Second, the counter-attachment bond filed by FIBICI lifted only the attachment levy and could not have lifted the execution levy under Entry No. 49260. The trial court’s contrary conclusion confuses the nature and purpose of an attachment levy as distinguished from an execution levy. Further, the 28 October 1981 judgment in Civil Case No. 39519 was a final judgment, thus the execution levy under Entry No. 49260 by virtue thereof was a matter of right. Consequently, it could not have been dissolved except upon full satisfaction of the judgment award. The trial court’s finding that the judgment in Civil Case No. 39519 became final only on 17 June 1982 when the order dismissing the petition for relief became final, ignored the essence of a petition for relief which is resorted to in order to set aside a final judgment. 8 Moreover, the petition for relief did not authorize the court in Civil Case No. 39519 to deprive the judgment creditor therein of its previously acquired liens, pursuant to §5, Rule 38 of the Rules of Court, which makes no distinction between attachment and execution liens.

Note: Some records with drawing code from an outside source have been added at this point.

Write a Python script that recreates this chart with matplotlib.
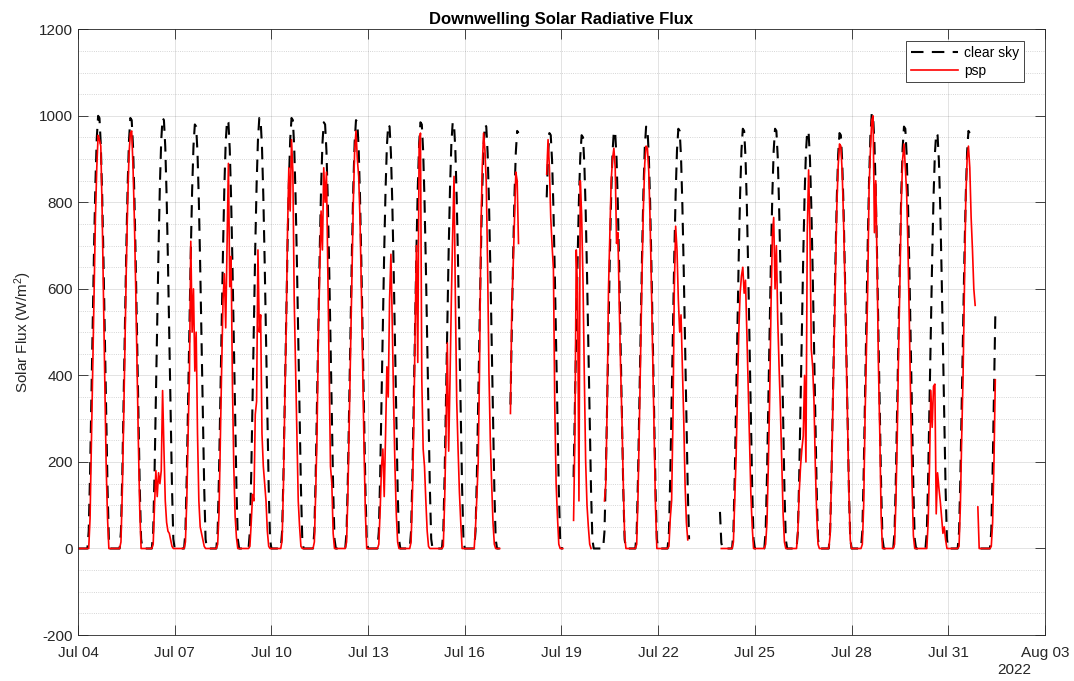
import numpy as np
import pandas as pd
import matplotlib
matplotlib.use('Agg')
import matplotlib.pyplot as plt
import matplotlib.dates as mdates
from matplotlib.ticker import MultipleLocator

plt.rcParams['font.family'] = ['Liberation Sans', 'DejaVu Sans']
plt.rcParams['mathtext.default'] = 'regular'
plt.rcParams['axes.unicode_minus'] = False

nan = np.nan
start = pd.Timestamp('2022-07-04')

# hourly values, hours 07..23 UTC of each day (night hours are 0)
clear_shape = [0, 40, 172, 343, 523, 696, 841, 944, 995, 990, 928, 815, 663, 488, 306, 141, 22]
clear_peak = [1005, 1000, 1000, 985, 995, 1000, 1000, 990, 995, 985,
              990, 990, 985, 970, 965, 960, 970, 980, 975, 600,
              975, 975, 970, 965, 1010, 980, 965, 970, 1030]

psp_jul04 = [0, 0, 70, 245, 420, 590, 765, 880, 955, 945, 930, 780, 575, 380, 190, 70, 0]
psp_jul05 = [0, 15, 130, 295, 480, 650, 800, 910, 960, 965, 880, 760, 600, 420, 240, 90, 0]
psp_jul06 = [0, 10, 100, 180, 120, 175, 150, 180, 365, 230, 110, 60, 40, 35, 20, 5, 0]
psp_jul07 = [0, 15, 110, 265, 405, 710, 500, 600, 410, 500, 265, 110, 50, 35, 20, 5, 0]
psp_jul08 = [0, 10, 80, 250, 420, 575, 635, 510, 700, 890, 605, 675, 380, 190, 75, 25, 0]
psp_jul09 = [0, 5, 60, 125, 110, 310, 340, 690, 500, 540, 265, 190, 150, 110, 40, 5, 0]
psp_jul10 = [0, 20, 150, 340, 500, 730, 880, 780, 945, 870, 575, 420, 265, 110, 50, 5, 0]
psp_jul11 = [0, 15, 130, 265, 500, 640, 780, 690, 880, 800, 870, 650, 420, 190, 150, 35, 0]
psp_jul12 = [0, 15, 130, 300, 480, 640, 800, 920, 965, 900, 860, 760, 600, 420, 230, 80, 0]
psp_jul13 = [0, 10, 90, 190, 230, 120, 260, 420, 350, 575, 680, 520, 340, 190, 80, 15, 0]
psp_jul14 = [0, 15, 120, 280, 500, 700, 430, 930, 960, 390, 230, 190, 110, 40, 5, 0, 0]
psp_jul15 = [0, 5, 110, 265, 475, 225, 390, 575, 730, 860, 575, 340, 230, 130, 60, 0, 0]
psp_jul16 = [0, 50, 120, 200, 420, 730, 880, 960, 920, 845, 650, 405, 250, 150, 60, 10, 0]
psp_jul17 = [nan, nan, nan, 312, 560, 650, 760, 870, 850, 705, nan, nan, nan, nan, nan, nan, nan]
psp_jul18 = [nan, nan, nan, nan, nan, nan, 865, 945, 880, 765, 700, 645, 330, 150, 73, 10, 0]
psp_jul19 = [nan, nan, 65, 265, 690, 590, 110, 850, 770, 620, 400, 200, 100, 50, 10, 0, nan]
psp_jul20 = [nan, 110, 150, 330, 600, 730, 850, 900, 925, 880, 705, 730, 565, 420, 300, 150, 30]
psp_jul21 = [0, 10, 125, 290, 470, 640, 790, 890, 930, 925, 870, 755, 600, 430, 250, 95, 0]
psp_jul22 = [0, 5, 70, 110, 300, 600, 745, 690, 575, 500, 540, 420, 300, 150, 60, 20, nan]
psp_jul23 = [nan, nan, nan, nan, nan, nan, nan, nan, nan, nan, nan, nan, nan, nan, nan, nan, 0]
psp_jul24 = [0, 15, 110, 210, 360, 500, 590, 630, 650, 590, 620, 500, 370, 250, 125, 50, 0]
psp_jul25 = [0, 10, 60, 190, 350, 560, 720, 765, 600, 700, 530, 420, 320, 200, 80, 15, 0]
psp_jul26 = [0, 40, 130, 190, 230, 260, 400, 200, 730, 875, 730, 460, 420, 340, 190, 80, 10]
psp_jul27 = [0, 30, 160, 320, 490, 650, 790, 884, 935, 930, 870, 760, 620, 455, 285, 130, 20]
psp_jul28 = [0, 10, 100, 300, 450, 600, 830, 920, 990, 1000, 730, 850, 650, 420, 265, 73, 0]
psp_jul29 = [0, 10, 110, 260, 460, 620, 800, 900, 935, 880, 820, 690, 520, 330, 150, 30, 0]
psp_jul30 = [0, 0, 60, 190, 365, 280, 375, 380, 80, 175, 140, 110, 73, 35, 50, 20, 0]
psp_jul31 = [0, 5, 100, 260, 400, 600, 805, 900, 930, 880, 765, 690, 600, 562, nan, 96, 0]
psp_aug01 = [0, 5, 60, 200, 390, nan, nan, nan, nan, nan, nan, nan, nan, nan, nan, nan, nan]

psp_days = [psp_jul04, psp_jul05, psp_jul06, psp_jul07, psp_jul08, psp_jul09, psp_jul10,
            psp_jul11, psp_jul12, psp_jul13, psp_jul14, psp_jul15, psp_jul16, psp_jul17,
            psp_jul18, psp_jul19, psp_jul20, psp_jul21, psp_jul22, psp_jul23, psp_jul24,
            psp_jul25, psp_jul26, psp_jul27, psp_jul28, psp_jul29, psp_jul30, psp_jul31,
            psp_aug01]

# missing data (days since Jul 04)
gaps_both = [(13.10, 13.40), (13.69, 14.53), (15.06, 15.37), (18.97, 19.90)]
gaps_clear = [(27.68, 27.97)]
gaps_psp = [(15.93, 16.32)]
data_end = 28.47

t, clear, psp = [], [], []
for d in range(len(psp_days)):
    for h in range(24):
        t.append(d + h / 24)
        if h < 7:
            clear.append(0)
            psp.append(0)
        else:
            clear.append(clear_peak[d] * clear_shape[h - 7] / 1000)
            psp.append(psp_days[d][h - 7])
t = np.array(t)
clear = np.array(clear, dtype=float)
psp = np.array(psp, dtype=float)

for a, b in gaps_both:
    m = (t > a) & (t < b)
    clear[m] = nan
    psp[m] = nan
for a, b in gaps_clear:
    clear[(t > a) & (t < b)] = nan
for a, b in gaps_psp:
    psp[(t > a) & (t < b)] = nan

keep = t <= data_end
time = start + pd.to_timedelta(t[keep], unit='D')
clear = clear[keep]
psp = psp[keep]

fig = plt.figure(figsize=(10.74, 6.81), dpi=100)
ax = fig.add_axes([0.0726, 0.0675, 0.9004, 0.8895])

ax.plot(time, clear, color='k', ls='--', dashes=(6, 4), lw=1.5, label='clear sky')
ax.plot(time, psp, color='r', lw=1.2, label='psp')

ax.set_xlim(start, pd.Timestamp('2022-08-03'))
ax.set_xticks(pd.date_range('2022-07-04', '2022-08-03', freq='3D'))
ax.xaxis.set_major_formatter(mdates.DateFormatter('%b %d'))
ax.set_ylim(-200, 1200)
ax.yaxis.set_major_locator(MultipleLocator(200))
ax.yaxis.set_minor_locator(MultipleLocator(50))

ax.grid(which='major', color='#262626', alpha=0.15, lw=0.6)
ax.grid(which='minor', axis='y', color='#262626', alpha=0.25, ls=':', lw=0.6)
ax.set_axisbelow(True)

ax.tick_params(which='major', direction='in', length=7, width=0.6, top=True, right=True,
               colors='#262626', labelsize=11)
ax.tick_params(axis='x', pad=8)
ax.tick_params(which='minor', length=0)
for s in ax.spines.values():
    s.set_color('#262626')
    s.set_linewidth(0.6)

ax.set_title('Downwelling Solar Radiative Flux', fontsize=12, fontweight='bold', pad=4)
ax.set_ylabel('Solar Flux (W/m$^2$)', fontsize=11, color='#262626', labelpad=4)
fig.text(1014 / 1074, 1 - 670 / 681, '2022', fontsize=11, color='#262626',
         ha='center', va='center')

leg = ax.legend(loc='upper right', bbox_to_anchor=(1 - 21 / 967, 1 - 12 / 606),
                borderaxespad=0, fontsize=10, fancybox=False, framealpha=1,
                edgecolor='#262626', handlelength=3.4, handletextpad=0.4,
                labelspacing=0.25, borderpad=0.35)
leg.get_frame().set_linewidth(0.6)

fig.savefig('out.png', dpi=100)
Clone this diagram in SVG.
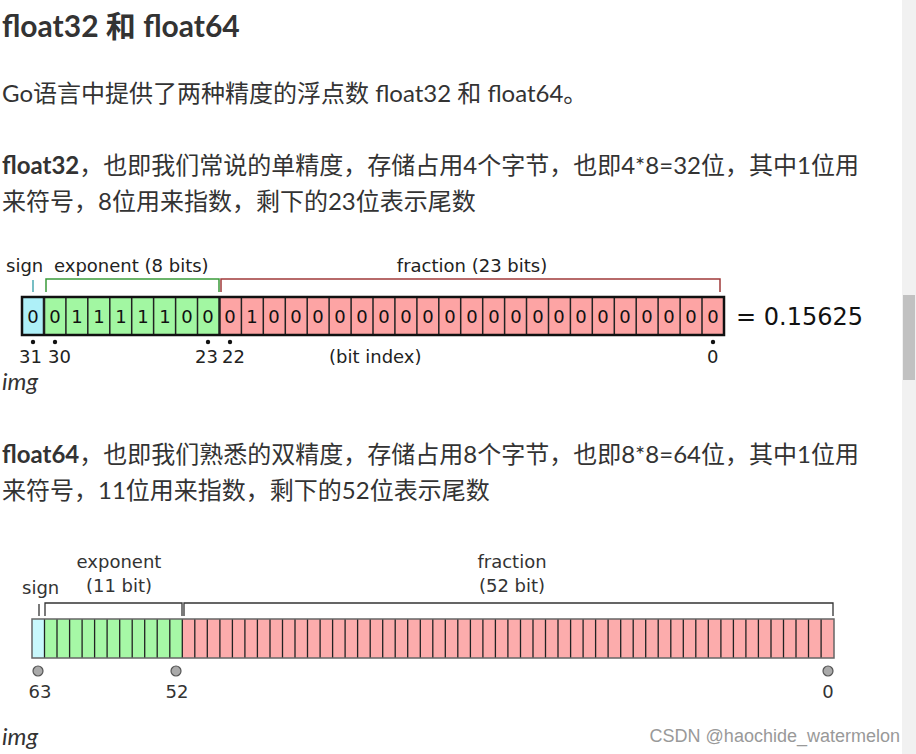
<svg xmlns="http://www.w3.org/2000/svg" width="916" height="754" viewBox="0 0 916 754">
<style>
.t{font-family:Lato,"Noto Sans CJK SC",sans-serif;fill:#333;font-size:24px}
.d{font-family:"DejaVu Sans",sans-serif;fill:#222;font-size:18px}
.d2{font-family:"DejaVu Sans",sans-serif;fill:#333;font-size:18px}
.c{font-family:"DejaVu Sans",sans-serif;fill:#111;font-size:18px;text-anchor:middle}
.cl{stroke:#222;stroke-width:1.5}
</style>
<rect width="916" height="754" fill="#fff"/>
<rect x="902" y="0" width="14" height="754" fill="#f1f1f1"/>
<rect x="903" y="295" width="12" height="85" fill="#c1c1c1"/>
<g id="text">
<text x="2" y="37" class="t" style="font-size:30px;font-weight:bold">float32 和 float64</text>
<text x="2" y="102" class="t">Go语言中提供了两种精度的浮点数 float32 和 float64。</text>
<text x="2" y="174" class="t"><tspan font-weight="bold">float32</tspan>，也即我们常说的单精度，存储占用4个字节，也即4*8=32位，其中1位用</text>
<text x="2" y="210" class="t">来符号，8位用来指数，剩下的23位表示尾数</text>
<text x="2" y="390" class="t" font-style="italic">img</text>
<text x="2" y="463" class="t"><tspan font-weight="bold">float64</tspan>，也即我们熟悉的双精度，存储占用8个字节，也即8*8=64位，其中1位用</text>
<text x="2" y="499" class="t">来符号，11位用来指数，剩下的52位表示尾数</text>
<text x="2" y="745" class="t" font-style="italic">img</text>
<text x="900" y="742" style="font-family:'Liberation Sans','Noto Sans CJK SC',sans-serif;font-size:18px;fill:#999;text-anchor:end">CSDN @haochide_watermelon</text>
</g>
<g id="float32">
<text x="6" y="272" class="d">sign</text>
<text x="54" y="272" class="d">exponent (8 bits)</text>
<text x="472" y="272" class="d" text-anchor="middle">fraction (23 bits)</text>
<path d="M33 280V292" stroke="#4aa8b0" stroke-width="1.5"/>
<path d="M46 292V279H219V292" stroke="#3a9a3a" stroke-width="1.5" fill="none"/>
<path d="M221 292V279H720V292" stroke="#a03a3a" stroke-width="1.5" fill="none"/>
<rect x="22" y="297" width="22" height="38" fill="#aef0f8"/>
<rect x="44" y="297" width="175.5" height="38" fill="#a2f7a2"/>
<rect x="219.5" y="297" width="504.5" height="38" fill="#fda4a4"/>
<g id="cells32" class="cl">
<path d="M65.9 297V335M87.8 297V335M109.8 297V335M131.7 297V335M153.6 297V335M175.6 297V335M197.5 297V335M241.4 297V335M263.3 297V335M285.3 297V335M307.2 297V335M329.1 297V335M351.1 297V335M373 297V335M394.9 297V335M416.9 297V335M438.8 297V335M460.7 297V335M482.7 297V335M504.6 297V335M526.5 297V335M548.5 297V335M570.4 297V335M592.3 297V335M614.3 297V335M636.2 297V335M658.1 297V335M680.1 297V335M702 297V335"/>
<path d="M44 297V335M219.5 297V335" stroke-width="2.5"/>
</g>
<rect x="22" y="297" width="702" height="38" fill="none" stroke="#111" stroke-width="2.5"/>
<g class="c">
<text x="33" y="323">0</text><text x="55" y="323">0</text><text x="77" y="323">1</text><text x="99" y="323">1</text><text x="121" y="323">1</text><text x="143" y="323">1</text><text x="165" y="323">1</text><text x="187" y="323">0</text><text x="208" y="323">0</text>
<text x="230" y="323">0</text><text x="252" y="323">1</text><text x="274" y="323">0</text><text x="296" y="323">0</text><text x="318" y="323">0</text><text x="340" y="323">0</text><text x="362" y="323">0</text><text x="384" y="323">0</text><text x="406" y="323">0</text><text x="428" y="323">0</text><text x="450" y="323">0</text><text x="472" y="323">0</text><text x="494" y="323">0</text><text x="516" y="323">0</text><text x="538" y="323">0</text><text x="559" y="323">0</text><text x="581" y="323">0</text><text x="603" y="323">0</text><text x="625" y="323">0</text><text x="647" y="323">0</text><text x="669" y="323">0</text><text x="691" y="323">0</text><text x="713" y="323">0</text>
</g>
<text x="736" y="325" style="font-family:'DejaVu Sans',sans-serif;font-size:24px;fill:#111">= 0.15625</text>
<g fill="#111"><circle cx="33" cy="342" r="2.2"/><circle cx="55" cy="342" r="2.2"/><circle cx="208" cy="342" r="2.2"/><circle cx="230" cy="342" r="2.2"/><circle cx="713" cy="342" r="2.2"/></g>
<text x="19" y="363" class="d">31</text><text x="48" y="363" class="d">30</text><text x="195" y="363" class="d">23</text><text x="222" y="363" class="d">22</text>
<text x="329" y="363" class="d">(bit index)</text><text x="707" y="363" class="d">0</text>
</g>
<g id="float64">
<text x="119" y="568" class="d2" text-anchor="middle">exponent</text>
<text x="119" y="592" class="d2" text-anchor="middle">(11 bit)</text>
<text x="22" y="594" class="d2">sign</text>
<text x="512" y="568" class="d2" text-anchor="middle">fraction</text>
<text x="512" y="592" class="d2" text-anchor="middle">(52 bit)</text>
<path d="M39 604V616M45 616V603H182V616M184 616V603H833V616" stroke="#333" stroke-width="1.3" fill="none"/>
<rect x="32" y="619" width="12.5" height="39" fill="#c8f8fc"/>
<rect x="44.5" y="619" width="137.5" height="39" fill="#a6f8a6"/>
<rect x="182" y="619" width="652" height="39" fill="#fcacac"/>
<path id="cells64" stroke="#222" stroke-width="1.3" d="M44.5 619V658M57 619V658M69.6 619V658M82.1 619V658M94.6 619V658M107.1 619V658M119.7 619V658M132.2 619V658M144.7 619V658M157.2 619V658M169.8 619V658M182.3 619V658M194.8 619V658M207.3 619V658M219.9 619V658M232.4 619V658M244.9 619V658M257.4 619V658M270 619V658M282.5 619V658M295 619V658M307.5 619V658M320.1 619V658M332.6 619V658M345.1 619V658M357.6 619V658M370.2 619V658M382.7 619V658M395.2 619V658M407.7 619V658M420.3 619V658M432.8 619V658M445.3 619V658M457.8 619V658M470.4 619V658M482.9 619V658M495.4 619V658M507.9 619V658M520.5 619V658M533 619V658M545.5 619V658M558 619V658M570.6 619V658M583.1 619V658M595.6 619V658M608.1 619V658M620.7 619V658M633.2 619V658M645.7 619V658M658.2 619V658M670.8 619V658M683.3 619V658M695.8 619V658M708.3 619V658M720.9 619V658M733.4 619V658M745.9 619V658M758.4 619V658M771 619V658M783.5 619V658M796 619V658M808.5 619V658M821.1 619V658"/>
<rect x="32" y="619" width="802" height="39" fill="none" stroke="#666" stroke-width="1.5"/>
<g fill="#aaa" stroke="#555" stroke-width="1.2"><circle cx="38" cy="671" r="5"/><circle cx="176" cy="671" r="5"/><circle cx="828" cy="671" r="5"/></g>
<text x="40" y="698" class="d2" text-anchor="middle">63</text><text x="177" y="698" class="d2" text-anchor="middle">52</text><text x="828" y="698" class="d2" text-anchor="middle">0</text>
</g>
</svg>
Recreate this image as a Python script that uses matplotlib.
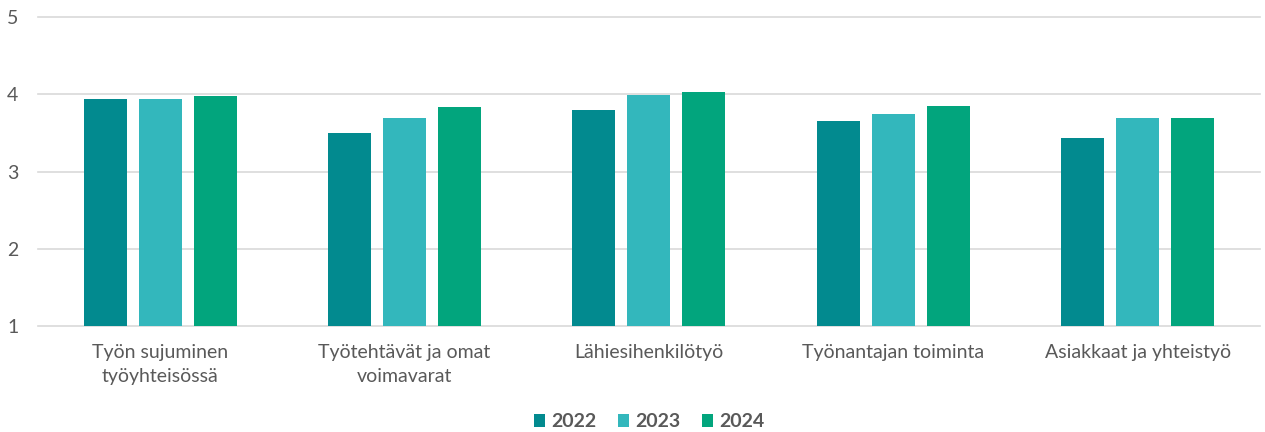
import matplotlib
matplotlib.use("Agg")
import matplotlib.pyplot as plt
import numpy as np

categories = ["Työn sujuminen\ntyöyhteisössä", "Työtehtävät ja omat\nvoimavarat",
              "Lähiesihenkilötyö", "Työnantajan toiminta", "Asiakkaat ja yhteistyö"]
years = ["2022", "2023", "2024"]
v2022 = [3.94, 3.50, 3.79, 3.65, 3.43]
v2023 = [3.94, 3.69, 3.99, 3.74, 3.69]
v2024 = [3.98, 3.83, 4.03, 3.85, 3.69]
colors = ["#028A8F", "#33B7BC", "#02A57D"]
yticks = [1, 2, 3, 4, 5]

plt.rcParams['font.family'] = ['Lato', 'DejaVu Sans']
fig = plt.figure(figsize=(12.65, 4.32), dpi=100)
ax = fig.add_axes([0.030, 0.2454, 0.966, 0.7152])

x = np.arange(len(categories))
w = 0.176
step = 0.225
for i, (vals, c, lab) in enumerate(zip([v2022, v2023, v2024], colors, years)):
    ax.bar(x + (i - 1) * step, np.array(vals) - 1, bottom=1, width=w, color=c,
           label=lab, zorder=3)

ax.set_xlim(-0.5, len(categories) - 0.5)
ax.set_ylim(1, 5)
ax.set_yticks(yticks)
ax.set_yticklabels([str(t) for t in yticks])
ax.grid(axis='y', color='#D9D9D9', linewidth=1.2, zorder=0)
for gl in ax.get_ygridlines():
    gl.set_clip_on(False)
for s in ax.spines.values():
    s.set_visible(False)
ax.tick_params(axis='y', length=0, pad=14, labelsize=14, labelcolor='#595959')
ax.tick_params(axis='x', length=0, pad=13, labelsize=14, labelcolor='#595959')
ax.set_xticks(x)
ax.set_xticklabels(categories, linespacing=1.5)

leg = ax.legend(loc='center', bbox_to_anchor=(0.5, -0.31), ncol=3, frameon=False,
                handlelength=0.6, handleheight=0.6, handletextpad=0.3,
                columnspacing=1.1, prop={'weight': 'bold', 'size': 14})
for t in leg.get_texts():
    t.set_color('#595959')

fig.savefig("out.png", dpi=100)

Third, FIBICI asserted that Entry No. 5344 was void and could not cancel the execution lien and was a superfluity for being a mere duplication of Entry No. 50438 and was, therefore, without force and effect. The alleged references to Entry No. 38384 and Entry No. 49260 in entry No. 5344 were bracketed and intercalated in handwriting; worse, these intercalations were not made by the Register of Deeds. 9 Hence, the trial court completely glossed over the evidence which revealed the irregular annotation thereof.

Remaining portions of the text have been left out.